A website should be easy to navigate and the information easy to find. A study in 2002 found that users considered the design and look of a website as the most important factor in their credibility assessment (46% mentioned it), followed by its structure (28%) and focus (25%) of the information. We agree: websites that have the best design (in terms of layout and overall look) convey more credibility to us. Also, images work very well and are recommended, but only if they are good. If you do not have good quality photos or if they are irrelevant to your work they can hurt more than help.
Show that you are still active and let users know how they can contact you
Many of the websites we reviewed seemed stuck in 2006 when they were first created. Not only is the layout outdated, but it is impossible to tell if the organisation is still functioning. In many cases we had to refer to their Facebook or Twitter accounts to see if they are still in operation. For some users, this might subtract from the overall credibility of an organisation.

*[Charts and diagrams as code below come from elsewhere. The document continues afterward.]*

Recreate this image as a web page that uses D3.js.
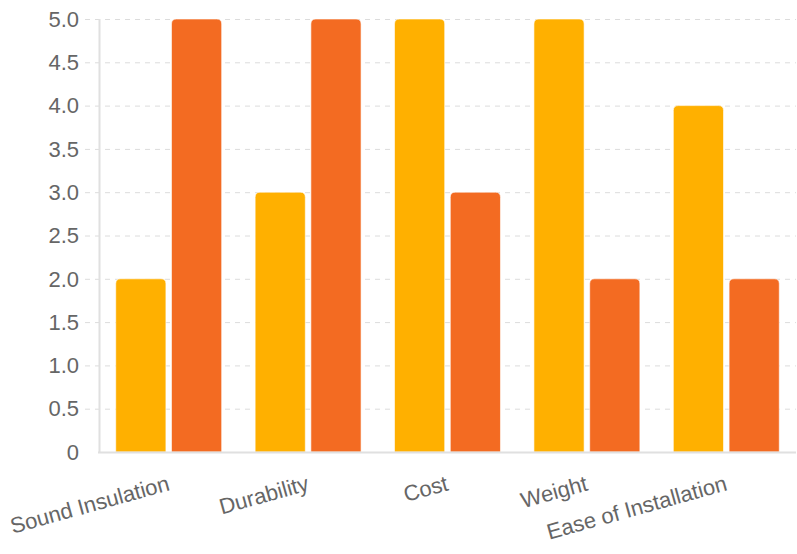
<!DOCTYPE html>
<html>
<head>
<meta charset="utf-8">
<script src="https://cdn.jsdelivr.net/npm/d3@7"></script>
<style>
  html, body { margin: 0; padding: 0; background: #fff; }
  svg { display: block; font-family: "Liberation Sans", Arial, sans-serif; }
</style>
</head>
<body>
<script>
// data
const categories = ["Sound Insulation", "Durability", "Cost", "Weight", "Ease of Installation"];
const seriesNames = ["Option A", "Option B"];
const seriesA = [2, 3, 5, 5, 4];
const seriesB = [5, 5, 3, 2, 2];
const yTicks = [0, 0.5, 1, 1.5, 2, 2.5, 3, 3.5, 4, 4.5, 5];
const colors = ["#FFB000", "#F36B22"];

const width = 797;
const height = 554;
const plot = { left: 99, right: 796, top: 19, bottom: 452 };

const svg = d3.select("body").append("svg")
    .attr("width", width)
    .attr("height", height);

const x = d3.scaleBand()
    .domain(categories)
    .range([plot.left, plot.right])
    .paddingInner(0.2)
    .paddingOuter(0.1);

const xInner = d3.scaleBand()
    .domain(seriesNames)
    .range([0, x.bandwidth()])
    .paddingInner(0.1)
    .paddingOuter(0.05);

const y = d3.scaleLinear()
    .domain([0, 5])
    .range([plot.bottom, plot.top]);

// grid lines (dashed)
svg.append("g")
    .selectAll("line")
    .data(yTicks.filter(d => d > 0))
    .join("line")
    .attr("x1", plot.left - 14)
    .attr("x2", plot.right)
    .attr("y1", d => y(d) + 0.5)
    .attr("y2", d => y(d) + 0.5)
    .attr("stroke", "#dcdcdc")
    .attr("stroke-width", 1)
    .attr("stroke-dasharray", "5,5");

// y tick labels
svg.append("g")
    .selectAll("text")
    .data(yTicks)
    .join("text")
    .attr("x", plot.left - 20)
    .attr("y", d => y(d))
    .attr("dy", "0.35em")
    .attr("text-anchor", "end")
    .attr("font-size", 22)
    .attr("fill", "#666")
    .text(d => d === 0 ? "0" : d3.format(".1f")(d));

// bars
const rows = categories.map((c, i) => ({ cat: c, values: [seriesA[i], seriesB[i]] }));
const r = 5;

function barPath(x0, w, yTop, yBot) {
    return `M${x0},${yBot}V${yTop + r}Q${x0},${yTop} ${x0 + r},${yTop}` +
           `H${x0 + w - r}Q${x0 + w},${yTop} ${x0 + w},${yTop + r}V${yBot}Z`;
}

svg.append("g")
    .selectAll("g")
    .data(rows)
    .join("g")
    .attr("transform", d => `translate(${x(d.cat)},0)`)
    .selectAll("path")
    .data(d => d.values.map((v, j) => ({ v, s: seriesNames[j], j })))
    .join("path")
    .attr("d", d => barPath(xInner(d.s), xInner.bandwidth(), y(d.v), y(0)))
    .attr("fill", d => colors[d.j])
    .attr("stroke", "rgba(255,255,255,0.6)")
    .attr("stroke-width", 1);

// axes lines
svg.append("line")
    .attr("x1", plot.left + 0.5).attr("x2", plot.left + 0.5)
    .attr("y1", plot.top).attr("y2", plot.bottom)
    .attr("stroke", "#e0e0e0").attr("stroke-width", 2);

svg.append("line")
    .attr("x1", plot.left - 1).attr("x2", plot.right)
    .attr("y1", plot.bottom + 0.5).attr("y2", plot.bottom + 0.5)
    .attr("stroke", "#e0e0e0").attr("stroke-width", 2);

// x labels, rotated
svg.append("g")
    .selectAll("text")
    .data(categories)
    .join("text")
    .attr("transform", d => `translate(${x(d) + x.bandwidth() / 2 + 2},${plot.bottom + 38}) rotate(-15.5)`)
    .attr("text-anchor", "end")
    .attr("font-size", 22)
    .attr("fill", "#666")
    .text(d => d);
</script>
</body>
</html>
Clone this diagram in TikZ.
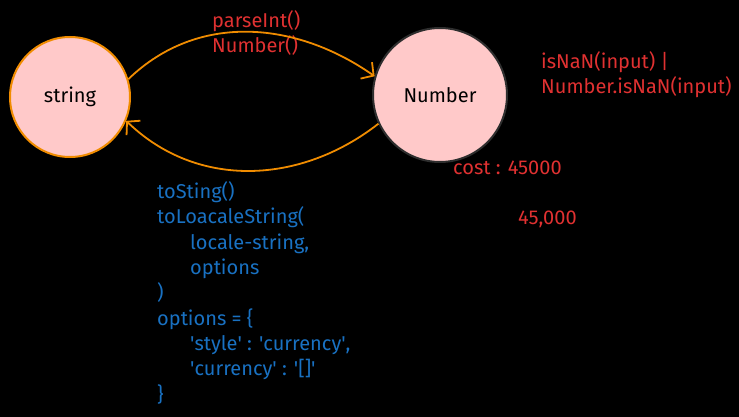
\documentclass[tikz,border=0pt]{standalone}
\usepackage{fontspec}
\setmainfont{Fira Sans}
\usetikzlibrary{arrows.meta}
\definecolor{statefill}{HTML}{FFC9C9}
\definecolor{orangeline}{HTML}{F08C00}
\definecolor{darkline}{HTML}{2E2E2E}
\definecolor{redtext}{HTML}{E03131}
\definecolor{bluetext}{HTML}{1971C2}
\newcommand{\sq}{\textquotesingle}
\begin{document}
\begin{tikzpicture}[x=1pt, y=-1pt,
    font=\fontsize{20}{25.3}\selectfont,
    state/.style = {circle, fill=statefill, line width=2pt, inner sep=0pt, text=black},
    note/.style = {anchor=base west, inner sep=0pt, align=left},
    conv/.style = {line width=1.8pt, draw=orangeline, -{Straight Barb[length=9pt, width=20pt, line width=1.8pt]}}]
    \fill[black] (0,0) rectangle (739,417);
    \useasboundingbox (0,0) rectangle (739,417);

    \node [state, draw=orangeline, minimum size=120pt] (str) at (70,97) {string};
    \node [state, draw=darkline, minimum size=134pt] (num) at (440,95) {Number};

    % base of a multi-line note is its last line
    \node [note, text=redtext] (parse) at (212,53) {parseInt()\\Number()};
    \node [note, text=redtext] (isnan) at (541,94) {isNaN(input) |\\Number.isNaN(input)};
    \node [note, text=redtext] (cost) at (453,175) {cost : 45000};
    \node [note, text=redtext] (formatted) at (518,224) {45,000};
    \node [note, text=bluetext] (tostr) at (157,401) {toSting()\\toLoacaleString(\\
        \hspace*{33pt}locale-string,\\
        \hspace*{33pt}options\\
        )\\
        options = \{\\
        \hspace*{33pt}\sq style\sq{} : \sq currency\sq,\\
        \hspace*{33pt}\sq currency\sq{} : \sq[]\sq\\
        \}};

    \draw[conv] (str.17) to[out=44, in=145] (num.164);
    \draw[conv] (num.205) to[out=218, in=-44] (str.-23);
\end{tikzpicture}
\end{document}
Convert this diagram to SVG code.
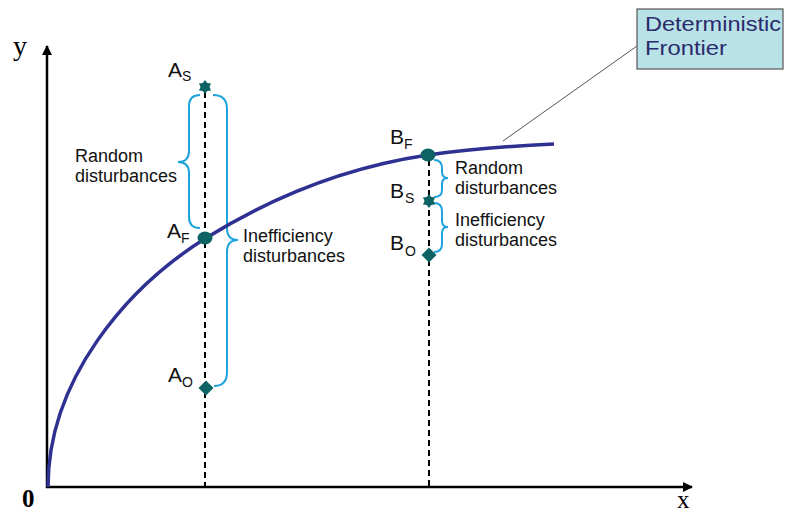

Some organisations had no way of contacting them and did not even share (or maybe did not have) social media accounts. Ensure that you put at least one form of contact.
In summary, reviewing organisational websites for the Open Think Tank Directory made us realise that, even though they are crucially important for communications (specially in a digital world), websites are sometimes overlooked and forgotten by think tanks. We also learned that the best websites are not the flashiest but rather the ones that let users quickly get to know the think tank, what it does, how and why.